**What you have to do**:
No pictures go into the copy. Write out exactly the lines below from the one containing "Output the component" through the one containing "import * as".

**Given records**:
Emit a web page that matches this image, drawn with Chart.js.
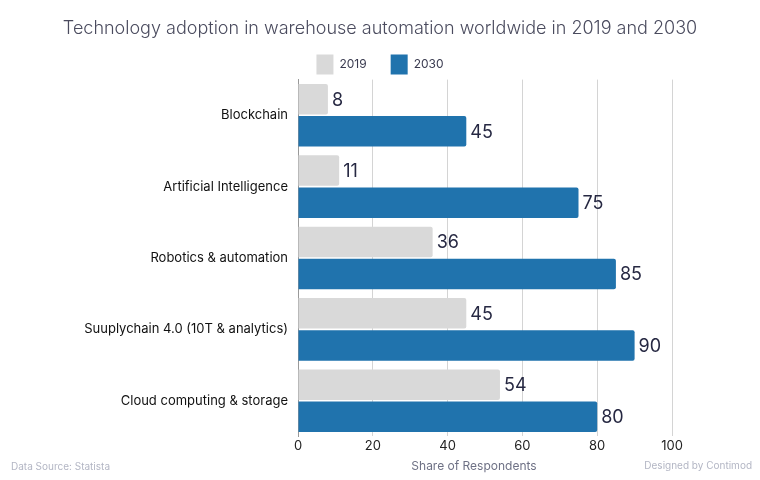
<!DOCTYPE html>
<html>
<head>
<meta charset="utf-8">
<script src="https://cdn.jsdelivr.net/npm/chart.js@4"></script>
<style>
  html, body { margin: 0; padding: 0; background: #fff; }
  #wrap { width: 760px; height: 480px; position: relative; }
</style>
</head>
<body>
<div id="wrap"><canvas id="main-chart"></canvas></div>
<script>
const categories = ['Blockchain', 'Artificial Intelligence', 'Robotics & automation', 'Suuplychain 4.0 (10T & analytics)', 'Cloud computing & storage'];
const values2019 = [8, 11, 36, 45, 54];
const values2030 = [45, 75, 85, 90, 80];
const xTicks = [0, 20, 40, 60, 80, 100];

const FONT = 'Inter, "Noto Sans", sans-serif';

const chart = new Chart(document.getElementById('main-chart'), {
  type: 'bar',
  data: {
    labels: categories,
    datasets: [
      { label: '2019', data: values2019, backgroundColor: '#d9d9d9', borderRadius: 2, borderSkipped: 'start' },
      { label: '2030', data: values2030, backgroundColor: '#2073ad', borderRadius: 2, borderSkipped: 'start' }
    ]
  },
  options: {
    indexAxis: 'y',
    responsive: true, maintainAspectRatio: false,
    animation: false,
    layout: { padding: { left: 0, right: 0, top: 4, bottom: 24 } },
    datasets: { bar: { barPercentage: 0.95, categoryPercentage: 0.9 } },
    plugins: {
      title: {
        display: true,
        text: 'Technology adoption in warehouse automation worldwide in 2019 and 2030',
        color: '#4a4b5e',
        font: { family: FONT, size: 18, weight: 300 },
        padding: { top: 14, bottom: -9 }
      },
      legend: {
        maxHeight: 49,
        labels: {
          boxWidth: 17, boxHeight: 20, color: '#3a3b50',
          font: { family: FONT, size: 12 }, padding: 24
        }
      },
      tooltip: { enabled: false }
    },
    scales: {
      x: {
        min: 0, max: 100,
        afterBuildTicks: s => { s.ticks = xTicks.map(v => ({ value: v })); },
        grid: { color: '#d4d4d4', drawTicks: false },
        border: { display: false },
        ticks: { color: '#222', font: { family: FONT, size: 13 }, padding: 2 }
      },
      y: {
        afterFit: s => { s.width = 298; },
        grid: { display: false, drawTicks: false },
        border: { color: '#999', width: 1 },
        ticks: { color: '#111', font: { family: FONT, size: 13 }, padding: 10 }
      },
      // empty right-hand gutter so title and legend stay centred on the page
      gutter: {
        axis: 'y', position: 'right', display: true,
        afterFit: s => { s.width = 88; },
        grid: { display: false, drawTicks: false },
        border: { display: false },
        ticks: { display: false }
      }
    }
  },
  plugins: [{
    id: 'barLabels',
    afterDatasetsDraw(ch) {
      const ctx = ch.ctx;
      ctx.save();
      ctx.font = '400 18px ' + FONT;
      ctx.fillStyle = '#262842';
      ctx.textAlign = 'left';
      ctx.textBaseline = 'middle';
      ch.data.datasets.forEach((ds, di) => {
        ch.getDatasetMeta(di).data.forEach((bar, i) => {
          ctx.fillText(String(ds.data[i]), bar.x + 4, bar.y + 1);
        });
      });

      // footer texts
      ctx.font = '400 12px ' + FONT;
      ctx.fillStyle = '#6e7185';
      ctx.textAlign = 'center';
      ctx.fillText('Share of Respondents', 474, 466);
      ctx.font = '400 10px ' + FONT;
      ctx.fillStyle = '#b3b6c4';
      ctx.textAlign = 'left';
      ctx.fillText('Data Source: Statista', 11, 467);
      ctx.textAlign = 'right';
      ctx.fillText('Designed by Contimod', 752, 466);
      ctx.restore();
    }
  }]
});
</script>
</body>
</html>
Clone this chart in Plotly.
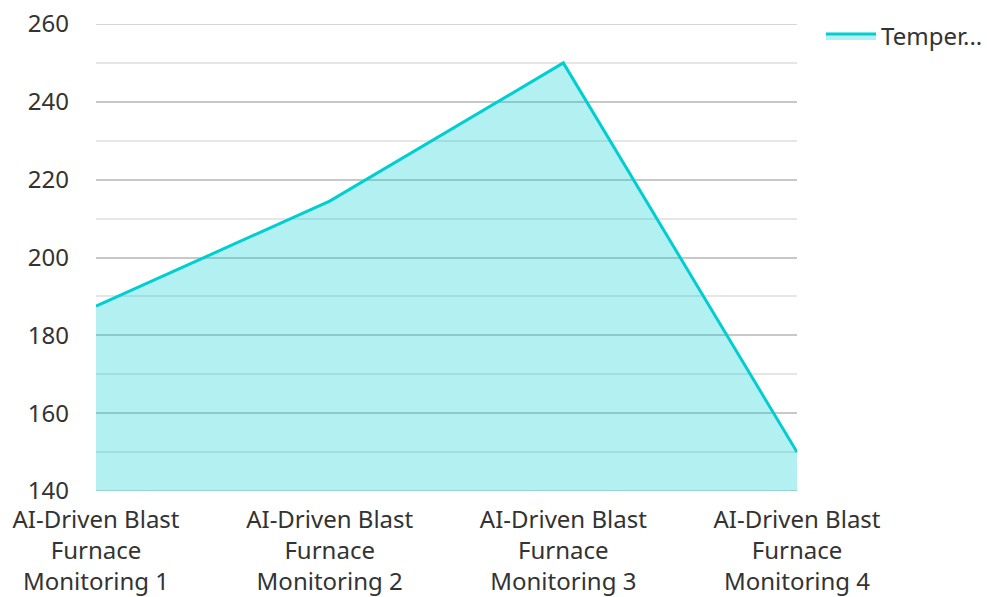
import plotly.graph_objects as go

categories = [
    "AI-Driven Blast<br>Furnace<br>Monitoring 1",
    "AI-Driven Blast<br>Furnace<br>Monitoring 2",
    "AI-Driven Blast<br>Furnace<br>Monitoring 3",
    "AI-Driven Blast<br>Furnace<br>Monitoring 4",
]
temperature = [187.5, 214.5, 250, 150]
series_name = "Temper..."
y_ticks = [140, 160, 180, 200, 220, 240, 260]
y_min, y_max = 140, 260

fig = go.Figure()
fig.add_trace(go.Scatter(
    x=categories,
    y=temperature,
    name=series_name,
    mode="lines",
    line=dict(color="#00CED1", width=3),
    fill="tozeroy",
    fillcolor="rgba(0,206,209,0.3)",
    showlegend=True,
))

# grid lines on the top and bottom edges of the plot area
for yv in (y_min, y_max):
    fig.add_shape(
        type="line", xref="paper", yref="y",
        x0=0, x1=1, y0=yv, y1=yv,
        line=dict(color="#c8c8c8", width=1.5),
        layer="below",
    )

fig.update_layout(
    width=987,
    height=597,
    margin=dict(l=96, r=190, t=24, b=106),
    paper_bgcolor="white",
    plot_bgcolor="white",
    font=dict(family="Noto Sans", size=24, color="#333333"),
    showlegend=True,
    legend=dict(
        xref="container", yref="container",
        x=821 / 987, y=1 - 14 / 597, xanchor="left", yanchor="top",
        font=dict(size=24, color="#333333"),
        bgcolor="rgba(0,0,0,0)",
        itemwidth=50,
    ),
    xaxis=dict(
        type="category",
        range=[0, 3],
        showgrid=False,
        zeroline=False,
        showline=False,
        ticks="",
        automargin=False,
        ticklabelstandoff=12,
        tickfont=dict(size=24, color="#333333"),
    ),
    yaxis=dict(
        range=[y_min, y_max],
        tickvals=y_ticks,
        showgrid=True,
        gridcolor="#c8c8c8",
        gridwidth=1.5,
        zeroline=False,
        showline=False,
        ticks="",
        automargin=False,
        ticklabelstandoff=26,
        tickfont=dict(size=24, color="#333333"),
        minor=dict(dtick=10, showgrid=True, gridcolor="#e6e6e6", gridwidth=1.5),
    ),
)

fig.write_html("out.html")
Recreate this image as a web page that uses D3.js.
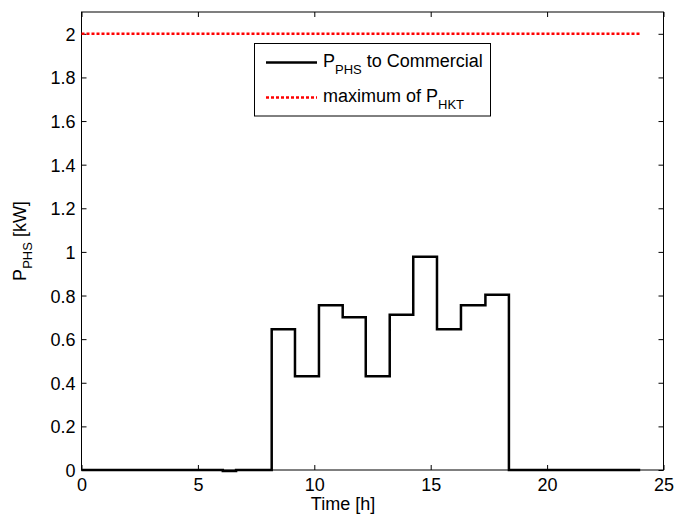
<!DOCTYPE html>
<html>
<head>
<meta charset="utf-8">
<script src="https://cdn.jsdelivr.net/npm/d3@7"></script>
<style>
  html, body { margin: 0; padding: 0; background: #fff; }
  svg { display: block; }
  text { font-family: "Liberation Sans", Arial, Helvetica, sans-serif; fill: #000; }
</style>
</head>
<body>
<svg id="chart" width="690" height="517"></svg>
<script>
// Step profile: start times (h) of each interval and the power held over it (kW)
const stepTimes  = [0, 6.07, 6.64, 8.17, 9.17, 10.20, 11.22, 12.21, 13.24, 14.25, 15.27, 16.30, 17.35, 18.36, 24];
const stepPower  = [0, -0.005, 0, 0.645, 0.430, 0.755, 0.700, 0.430, 0.712, 0.978, 0.645, 0.755, 0.804, 0, 0];
// Rated maximum of the turbine
const maxTimes = [0, 24];
const maxPower = [2, 2];

const xTicks = [0, 5, 10, 15, 20, 25];
const yTicks = [0, 0.2, 0.4, 0.6, 0.8, 1, 1.2, 1.4, 1.6, 1.8, 2];

const svg = d3.select("#chart");
const L = 81.5, R = 663.5, T = 12, B = 470;
const x = d3.scaleLinear().domain([0, 25]).range([L, R]);
const y = d3.scaleLinear().domain([0, 2.1]).range([B, T]);
const fs = 18;

// Inward ticks on all four sides
const tickLen = 5;
const axB = d3.axisBottom(x).tickValues(xTicks).tickSizeInner(-tickLen).tickSizeOuter(0).tickPadding(10)
  .tickFormat(d3.format("d"));
const axT = d3.axisTop(x).tickValues(xTicks).tickSizeInner(-tickLen).tickSizeOuter(0).tickFormat("");
const axL = d3.axisLeft(y).tickValues(yTicks).tickSizeInner(-tickLen).tickSizeOuter(0).tickPadding(10)
  .tickFormat(d => d === 0 || d === 1 || d === 2 ? String(d) : d3.format(".1f")(d));
const axR = d3.axisRight(y).tickValues(yTicks).tickSizeInner(-tickLen).tickSizeOuter(0).tickFormat("");

function styleAxis(g) {
  g.select(".domain").remove();
  g.selectAll(".tick line").attr("stroke", "#000").attr("stroke-width", 1);
  g.selectAll(".tick text").attr("font-size", fs).attr("font-family", "Liberation Sans, Arial, sans-serif").attr("fill", "#000");
}
svg.append("g").attr("transform", `translate(0,${B})`).call(axB).call(styleAxis)
  .selectAll(".tick text").attr("dy", null).attr("y", 21);
svg.append("g").attr("transform", `translate(0,${T})`).call(axT).call(styleAxis);
svg.append("g").attr("transform", `translate(${L},0)`).call(axL).call(styleAxis)
  .selectAll(".tick text").attr("x", -6).attr("dy", "0.36em");
svg.append("g").attr("transform", `translate(${R},0)`).call(axR).call(styleAxis);

// Plot box
svg.append("rect").attr("x", L).attr("y", T).attr("width", R - L).attr("height", B - T)
  .attr("fill", "none").attr("stroke", "#000").attr("stroke-width", 1);

// Maximum line (red dotted)
const maxData = maxTimes.map((t, i) => [t, maxPower[i]]);
svg.append("path").datum(maxData)
  .attr("d", d3.line().x(d => x(d[0])).y(d => y(d[1])))
  .attr("fill", "none").attr("stroke", "#ff0000").attr("stroke-width", 2.5)
  .attr("stroke-dasharray", "3,2");

// Power profile (stairs)
const stepData = stepTimes.map((t, i) => [t, stepPower[i]]);
svg.append("path").datum(stepData)
  .attr("d", d3.line().curve(d3.curveStepAfter).x(d => x(d[0])).y(d => y(d[1])))
  .attr("fill", "none").attr("stroke", "#000").attr("stroke-width", 2.5)
  .attr("stroke-linejoin", "miter");

// Axis labels
svg.append("text").attr("x", 343).attr("y", 510).attr("text-anchor", "middle")
  .attr("font-size", fs).text("Time [h]");

const yl = svg.append("text").attr("transform", "translate(26,241) rotate(-90)")
  .attr("text-anchor", "middle").attr("font-size", fs);
yl.append("tspan").text("P");
yl.append("tspan").attr("font-size", 13).attr("dy", 6).text("PHS");
yl.append("tspan").attr("dy", -6).text(" [kW]");

// Legend
const lg = svg.append("g");
lg.append("rect").attr("x", 254.5).attr("y", 43.5).attr("width", 236).attr("height", 72.5)
  .attr("fill", "#fff").attr("stroke", "#000").attr("stroke-width", 1);
lg.append("line").attr("x1", 266).attr("x2", 317).attr("y1", 62.5).attr("y2", 62.5)
  .attr("stroke", "#000").attr("stroke-width", 2.5);
lg.append("line").attr("x1", 266).attr("x2", 317).attr("y1", 97.5).attr("y2", 97.5)
  .attr("stroke", "#ff0000").attr("stroke-width", 2.5).attr("stroke-dasharray", "3,2");
const t1 = lg.append("text").attr("x", 323).attr("y", 67).attr("font-size", fs);
t1.append("tspan").text("P");
t1.append("tspan").attr("font-size", 13).attr("dy", 7).text("PHS");
t1.append("tspan").attr("dy", -7).text(" to Commercial");
const t2 = lg.append("text").attr("x", 323).attr("y", 102).attr("font-size", fs);
t2.append("tspan").text("maximum of P");
t2.append("tspan").attr("font-size", 13).attr("dy", 7).text("HKT");
</script>
</body>
</html>
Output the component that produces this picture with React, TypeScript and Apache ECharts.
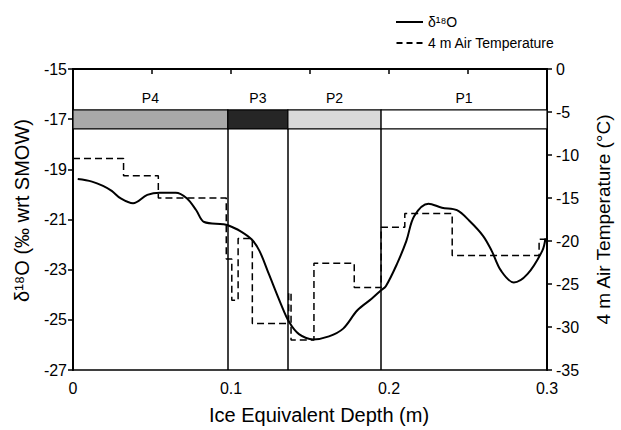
import React, { useEffect, useRef } from "react";
import * as echarts from "echarts";

// δ18O profile (depth m, ‰)
const depthO18 = [0.003, 0.012, 0.019, 0.0245, 0.03, 0.038, 0.047, 0.055, 0.065, 0.072, 0.078, 0.083, 0.095, 0.098, 0.1056, 0.113, 0.118, 0.124, 0.1316, 0.137, 0.143, 0.152, 0.162, 0.171, 0.18, 0.189, 0.195, 0.198, 0.205, 0.211, 0.216, 0.225, 0.2335, 0.243, 0.251, 0.2595, 0.265, 0.271, 0.279, 0.2876, 0.297, 0.299];
const valuesO18 = [-19.39, -19.49, -19.66, -19.86, -20.15, -20.35, -20.02, -19.93, -19.93, -20.15, -20.63, -21.1, -21.19, -21.23, -21.45, -21.79, -22.25, -23.18, -24.37, -25.11, -25.57, -25.78, -25.66, -25.35, -24.62, -24.16, -23.82, -23.66, -22.78, -21.85, -20.86, -20.37, -20.53, -20.63, -21.06, -21.65, -22.25, -23.05, -23.51, -23.18, -22.25, -21.75];

// 4 m air temperature step profile: interval edges (m) and value per interval (°C)
const tempEdges = [0, 0.032, 0.054, 0.097, 0.1005, 0.1045, 0.1135, 0.1365, 0.138, 0.1525, 0.178, 0.195, 0.21, 0.24, 0.295, 0.3];
const tempValues = [-10.4, -12.4, -15.0, -22.1, -26.9, -19.7, -29.6, -26.0, -31.5, -22.6, -25.4, -18.4, -16.8, -21.7, -19.8];

// Periods
const periodNames = ["P4", "P3", "P2", "P1"];
const periodEdges = [0, 0.098, 0.136, 0.195, 0.3];
const stripTop = -16.63;
const stripBottom = -17.39;

const xTickLabels = ["0", "0.1", "0.2", "0.3"];
const seriesNames = ["δ¹⁸O", "4 m Air Temperature"];

const periodColors = ["#a9a9a9", "#262626", "#d9d9d9", "#ffffff"];

const FONT = "'Liberation Sans', Arial, Helvetica, sans-serif";

export default function App() {
  const ref = useRef<HTMLDivElement>(null);

  useEffect(() => {
    if (!ref.current) return;
    const chart = echarts.init(ref.current, null, { renderer: "svg" });

    const o18Data = depthO18.map((d, i) => [d, valuesO18[i]]);
    const tempData: number[][] = [];
    tempValues.forEach((v, i) => {
      tempData.push([tempEdges[i], v]);
      tempData.push([tempEdges[i + 1], v]);
    });

    const areas = periodNames.map((name, i) => [
      {
        name,
        coord: [periodEdges[i], stripTop],
        itemStyle: { color: periodColors[i], borderColor: "#000", borderWidth: 1.2 },
      },
      { coord: [periodEdges[i + 1], stripBottom] },
    ]);

    const vlines = periodEdges.slice(1, 4).map((e) => [
      { coord: [e, stripBottom] },
      { coord: [e, -27] },
    ]);

    chart.setOption({
      animation: false,
      textStyle: { fontFamily: FONT, color: "#000" },
      grid: {
        left: 73,
        right: 66,
        top: 69,
        bottom: 58,
        show: true,
        borderColor: "#000",
        borderWidth: 1.5,
        backgroundColor: "transparent",
      },
      legend: {
        orient: "vertical",
        left: 396,
        top: 14,
        padding: 0,
        itemWidth: 27,
        itemHeight: 2,
        itemGap: 5,
        textStyle: { fontFamily: FONT, fontSize: 14, lineHeight: 16, color: "#000" },
        data: [
          { name: seriesNames[0], icon: "path://M0,0h27v2h-27z" },
          { name: seriesNames[1], icon: "path://M0,0h6v2h-6z M10,0h6v2h-6z M20,0h6v2h-6z" },
        ],
        itemStyle: { color: "#000", borderWidth: 0 },
      },
      xAxis: {
        type: "value",
        min: 0,
        max: 0.3,
        interval: 0.1,
        name: "Ice Equivalent Depth (m)",
        nameLocation: "middle",
        nameGap: 35,
        nameTextStyle: { fontSize: 20, fontFamily: FONT, color: "#000", padding: [0, 0, 0, 18] },
        axisLine: { show: true, lineStyle: { color: "#000", width: 2 } },
        axisTick: { show: true, length: 5, lineStyle: { color: "#000", width: 1.5 } },
        minorTick: { show: true, splitNumber: 2, length: 5, lineStyle: { color: "#000", width: 1.5 } },
        splitLine: { show: false },
        axisLabel: {
          fontSize: 16,
          color: "#000",
          fontFamily: FONT,
          margin: 10,
          formatter: (v: number) => {
            const idx = Math.round(v / 0.1);
            return xTickLabels[idx] ?? "";
          },
        },
      },
      yAxis: [
        {
          type: "value",
          min: -27,
          max: -15,
          interval: 2,
          position: "left",
          name: "δ¹⁸O (‰ wrt SMOW)",
          nameLocation: "middle",
          nameRotate: 90,
          nameGap: 41,
          nameTextStyle: { fontSize: 20, fontFamily: FONT, color: "#000", padding: [0, 0, 0, 18] },
          axisLine: { show: true, lineStyle: { color: "#000", width: 2 } },
          axisTick: { show: true, length: 5, lineStyle: { color: "#000", width: 1.5 } },
          splitLine: { show: false },
          axisLabel: { fontSize: 16, color: "#000", fontFamily: FONT, margin: 6 },
        },
        {
          type: "value",
          min: -35,
          max: 0,
          interval: 5,
          position: "right",
          name: "4 m Air Temperature (°C)",
          nameLocation: "middle",
          nameRotate: 90,
          nameGap: 47,
          nameTextStyle: { fontSize: 19, fontFamily: FONT, color: "#000" },
          axisLine: { show: true, lineStyle: { color: "#000", width: 2 } },
          axisTick: { show: true, length: 5, lineStyle: { color: "#000", width: 1.5 } },
          splitLine: { show: false },
          axisLabel: { fontSize: 16, color: "#000", fontFamily: FONT, margin: 9 },
        },
      ],
      series: [
        {
          name: seriesNames[0],
          type: "line",
          yAxisIndex: 0,
          data: o18Data,
          smooth: 0.35,
          showSymbol: false,
          symbol: "none",
          lineStyle: { color: "#000", width: 2 },
          itemStyle: { color: "#000" },
          z: 5,
          markArea: {
            silent: true,
            label: {
              show: true,
              position: "top",
              distance: 4,
              fontSize: 14,
              color: "#000",
              fontFamily: FONT,
            },
            data: areas,
          },
          markLine: {
            silent: true,
            symbol: "none",
            label: { show: false },
            lineStyle: { color: "#000", width: 1.5, type: "solid" },
            data: vlines,
          },
        },
        {
          name: seriesNames[1],
          type: "line",
          yAxisIndex: 1,
          data: tempData,
          showSymbol: false,
          symbol: "none",
          lineStyle: { color: "#000", width: 1.5, type: [7, 4] },
          itemStyle: { color: "#000" },
          z: 4,
        },
      ],
    });

    return () => chart.dispose();
  }, []);

  return (
    <div
      ref={ref}
      style={{ position: "fixed", left: 0, top: 0, width: 621, height: 430, background: "#fff" }}
    />
  );
}
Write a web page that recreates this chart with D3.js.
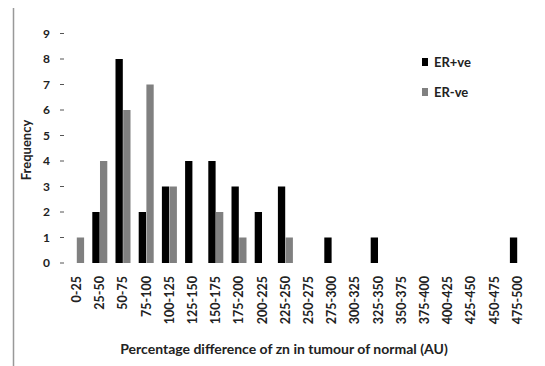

**Right answer**:
Output the component that produces this picture with React, TypeScript and Apache ECharts.
import React, { useEffect, useRef } from "react";
import * as echarts from "echarts";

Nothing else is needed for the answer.